Deleted member 24525

Guest
I doubt you'll get the opportunity to hold me to that. For your analogy to make sense, China would have to turn Japan into an open-air prison and murder Japanese children year after year for 70 years. I don't see that happening in our lifetimes.
I was specifically referring to large-scale bombardment of civilian infrastructure, and you at first accepted that as constituting a military atrocity against civilians. It hasn't even been an hour and you're already trying to renegotiate the terms of accountability here. What do you think that tells me?
 

Biscuits

Major
Registered Member
And when it comes to the current (and hopefully permanent) Chinese state, its ability to industrialize was wholly dependent on the mass killing of the landlord class that occurred in the immediate 2 years of so after the KMT were expulsed. This involved the death of well over a million people, and very often the killing of entire family networks rather than just the individual landlords themselves. But without this, it would never have been possible to create an industrial base on which development could occur, because all of the surplus food that needed to be devoted to urban workers would have instead been hoarded by landlords.
Idk if you already know this, but the "landlords" destroyed by the CPC are a far cry from modern day developed country landlords.

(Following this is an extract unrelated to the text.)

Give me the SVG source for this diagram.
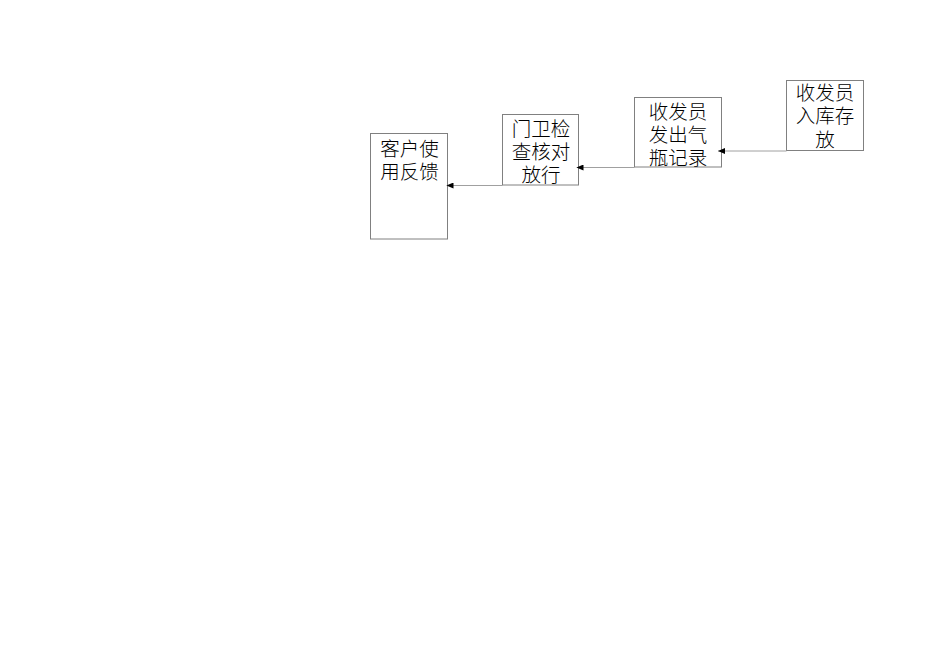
<svg xmlns="http://www.w3.org/2000/svg" width="950" height="672" viewBox="0 0 950 672">
<defs>
<style>
.box{fill:#fff;stroke:#808080;stroke-width:1}
.t{font-family:"Noto Sans CJK SC","Noto Sans CJK JP",sans-serif;font-size:19.5px;font-weight:300;fill:#000;text-anchor:middle}
.c{stroke:#a0a0a0;stroke-width:1;fill:none;marker-end:url(#ah)}
</style>
<marker id="ah" markerWidth="7" markerHeight="6" refX="7" refY="3" orient="auto" markerUnits="userSpaceOnUse">
<path d="M0,0 L7,3 L0,6 Z" fill="#000"/>
</marker>
</defs>
<rect width="950" height="672" fill="#fff"/>
<g id="n1">
<rect class="box" x="370.5" y="133.5" width="77" height="105.5"/>
<text class="t" x="409.5" y="155.5">客户使</text>
<text class="t" x="409.5" y="179">用反馈</text>
</g>
<g id="n2">
<rect class="box" x="502.5" y="114.5" width="76" height="70.5"/>
<text class="t" x="541" y="135.5">门卫检</text>
<text class="t" x="541" y="159">查核对</text>
<text class="t" x="541" y="182">放行</text>
</g>
<g id="n3">
<rect class="box" x="634.5" y="97.5" width="87" height="69.5"/>
<text class="t" x="678" y="118.5">收发员</text>
<text class="t" x="678" y="141.5">发出气</text>
<text class="t" x="678" y="165">瓶记录</text>
</g>
<g id="n4">
<rect class="box" x="786.5" y="80.5" width="77" height="70"/>
<text class="t" x="825" y="99.5">收发员</text>
<text class="t" x="825" y="123">入库存</text>
<text class="t" x="825" y="146.5">放</text>
</g>
<g id="connectors">
<line class="c" x1="786.5" y1="151" x2="718" y2="151"/>
<line class="c" x1="634.5" y1="167.5" x2="576.5" y2="167.5"/>
<line class="c" x1="502.5" y1="185.5" x2="446.5" y2="185.5"/>
</g>
</svg>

Yes, both Chinese and Western people meme about how much landlords suck, sometimes followed by saying that Mao had the right idea what to do with them. But landlords during Mao's era were literal warlords, aristocrats, owners of slaves, triad leaders and so on. They weren't just privileged fucks that refuse to fix the water, demand rent early and threaten eviction. They would kill, rape and sell into slavery those who defied them. Hired mobsters would carry out their orders.

Mao himself was almost killed as a young man when he was captured by the private militia of a landlord.

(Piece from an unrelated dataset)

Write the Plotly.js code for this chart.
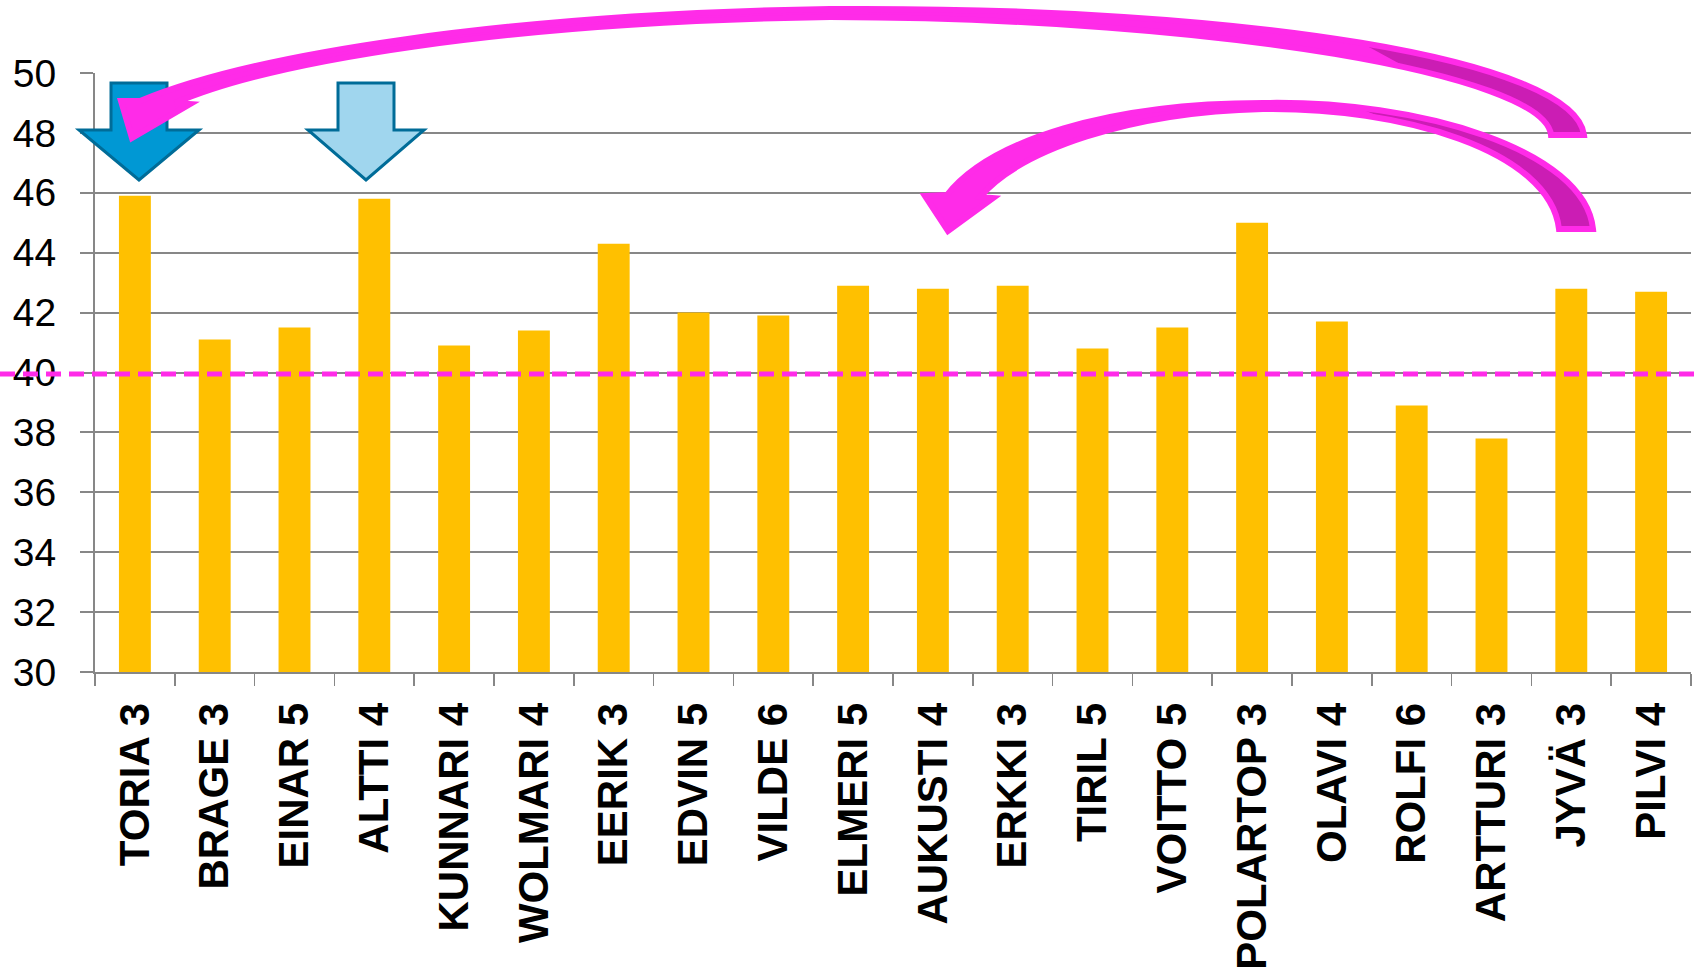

These "landlords" had much more in common with afghan warlords than they have with modern day landlords in China or Europe.

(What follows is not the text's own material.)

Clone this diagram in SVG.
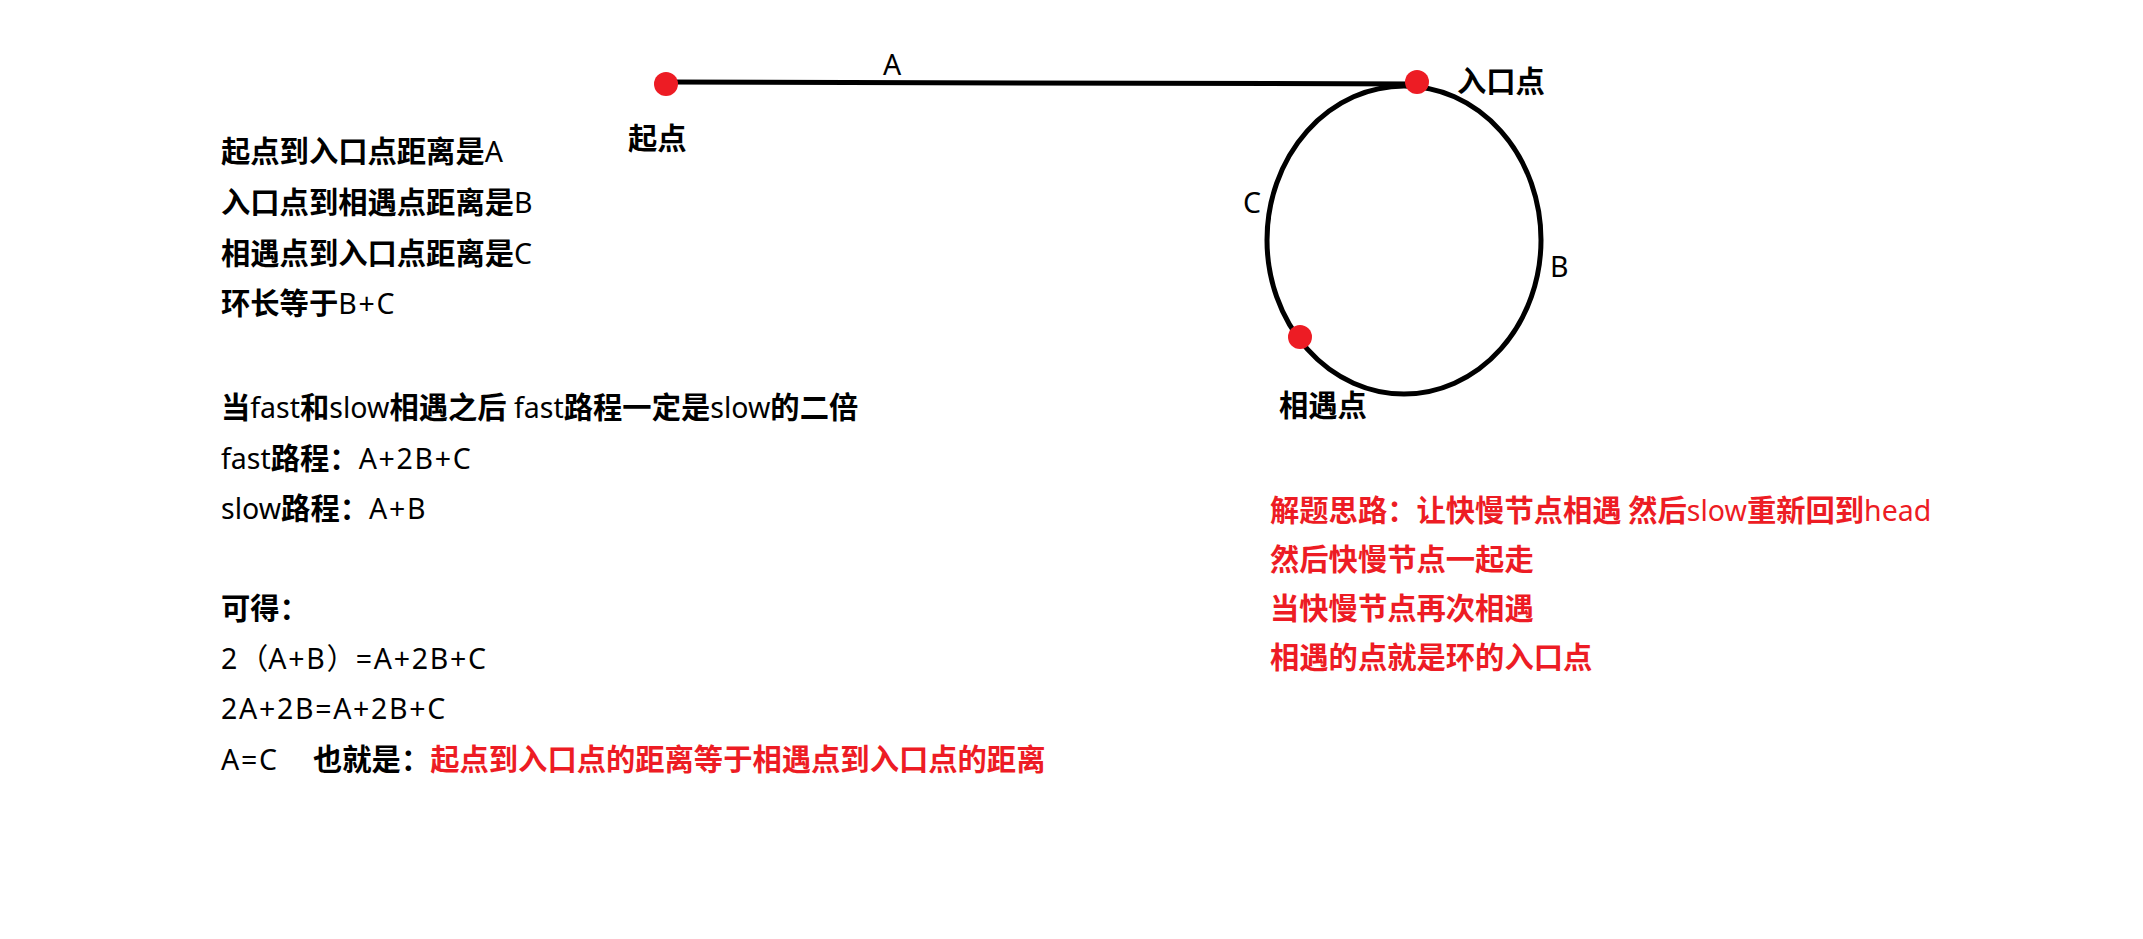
<svg xmlns="http://www.w3.org/2000/svg" width="2143" height="939" viewBox="0 0 2143 939">
<style>
text{font-family:"Noto Sans","Noto Sans CJK SC",sans-serif;font-size:28.5px;fill:#000}
.h{font-family:"Noto Sans CJK SC",sans-serif;font-size:29.3px;font-weight:700}
.p{font-family:"Noto Sans CJK SC",sans-serif;font-size:29.3px;font-weight:400}
.m{letter-spacing:1.7px}
.r{fill:#ed1c24}
.dot{fill:#ed1c24}
.edge{stroke:#000;stroke-width:5;fill:none}
</style>
<rect width="2143" height="939" fill="#fff"/>
<g id="connectors">
<line class="edge" x1="666" y1="82" x2="1417" y2="84"/>
<ellipse class="edge" cx="1404" cy="240" rx="137" ry="154"/>
<text x="883" y="75">A</text>
<text x="1243" y="213">C</text>
<text x="1550" y="277">B</text>
</g>
<g id="node-start">
<circle class="dot" cx="666" cy="84" r="12"/>
<text class="h" x="628" y="149">起点</text>
</g>
<g id="node-entry">
<circle class="dot" cx="1417" cy="82" r="12"/>
<text class="h" x="1457" y="92">入口点</text>
</g>
<g id="node-meet">
<circle class="dot" cx="1300" cy="337" r="12"/>
<text class="h" x="1279" y="416">相遇点</text>
</g>
<g id="notes-left">
<text x="221" y="162"><tspan class="h">起点到入口点距离是</tspan><tspan class="m">A</tspan></text>
<text x="221" y="213"><tspan class="h">入口点到相遇点距离是</tspan><tspan class="m">B</tspan></text>
<text x="221" y="264"><tspan class="h">相遇点到入口点距离是</tspan><tspan class="m">C</tspan></text>
<text x="221" y="314"><tspan class="h">环长等于</tspan><tspan class="m">B+C</tspan></text>
<text x="221" y="418"><tspan class="h">当</tspan>fast<tspan class="h">和</tspan>slow<tspan class="h">相遇之后</tspan> fast<tspan class="h">路程一定是</tspan>slow<tspan class="h">的二倍</tspan></text>
<text x="221" y="469">fast<tspan class="h">路程：</tspan><tspan class="m">A+2B+C</tspan></text>
<text x="221" y="519">slow<tspan class="h">路程：</tspan><tspan class="m">A+B</tspan></text>
<text x="221" y="619"><tspan class="h">可得：</tspan></text>
<text x="221" y="669"><tspan class="m">2</tspan><tspan class="p">（</tspan><tspan class="m">A+B</tspan><tspan class="p">）</tspan><tspan class="m">=A+2B+C</tspan></text>
<text x="221" y="719" class="m">2A+2B=A+2B+C</text>
<text x="221" y="770" class="m">A=C</text>
<text x="313" y="770"><tspan class="h">也就是：</tspan><tspan class="h r">起点到入口点的距离等于相遇点到入口点的距离</tspan></text>
</g>
<g id="notes-right">
<text x="1270" y="521" class="r"><tspan class="h r">解题思路：让快慢节点相遇 然后</tspan>slow<tspan class="h r">重新回到</tspan>head</text>
<text x="1270" y="570"><tspan class="h r">然后快慢节点一起走</tspan></text>
<text x="1270" y="619"><tspan class="h r">当快慢节点再次相遇</tspan></text>
<text x="1270" y="668"><tspan class="h r">相遇的点就是环的入口点</tspan></text>
</g>
</svg>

Killing the landlord was not done as a revolutionary or political statement. It was done because the landlords literally threatened the lives of many normal people. Using armed force against them was the lesser evil. Even then, they could always surrender and be arrested, it's not like they were totally exterminated.

Honestly I'd need credible sources on that "collective punishment" was ever carried out against landlord families that weren't themselves involved in criminal business. China didn't even do collective punishment against Japanazi settler families, I find it very hard to believe they'd punish someone just for being related to a landlord, unless they're actively part of said landlord's enforcers.

Many of the landlords understandably had their relatives as their lieutenants and underbosses.
 

Blitzo

Lieutenant General
Staff member
Super Moderator
Registered Member
I was specifically referring to large-scale bombardment of civilian infrastructure, and you at first accepted that as constituting a military atrocity against civilians. It hasn't even been an hour and you're already trying to renegotiate the terms of accountability here. What do you think that tells me?

Where did anyone other than yourself describe or perceive that large scale bombardment of civilian infrastructure constituted the extent and totality of Israel's policies and actions to Palestine?

This tangent of discussion is rather silly, but as you've chosen to go down the path, then at least review what Siege wrote originally that you quoted and which others responded to you about.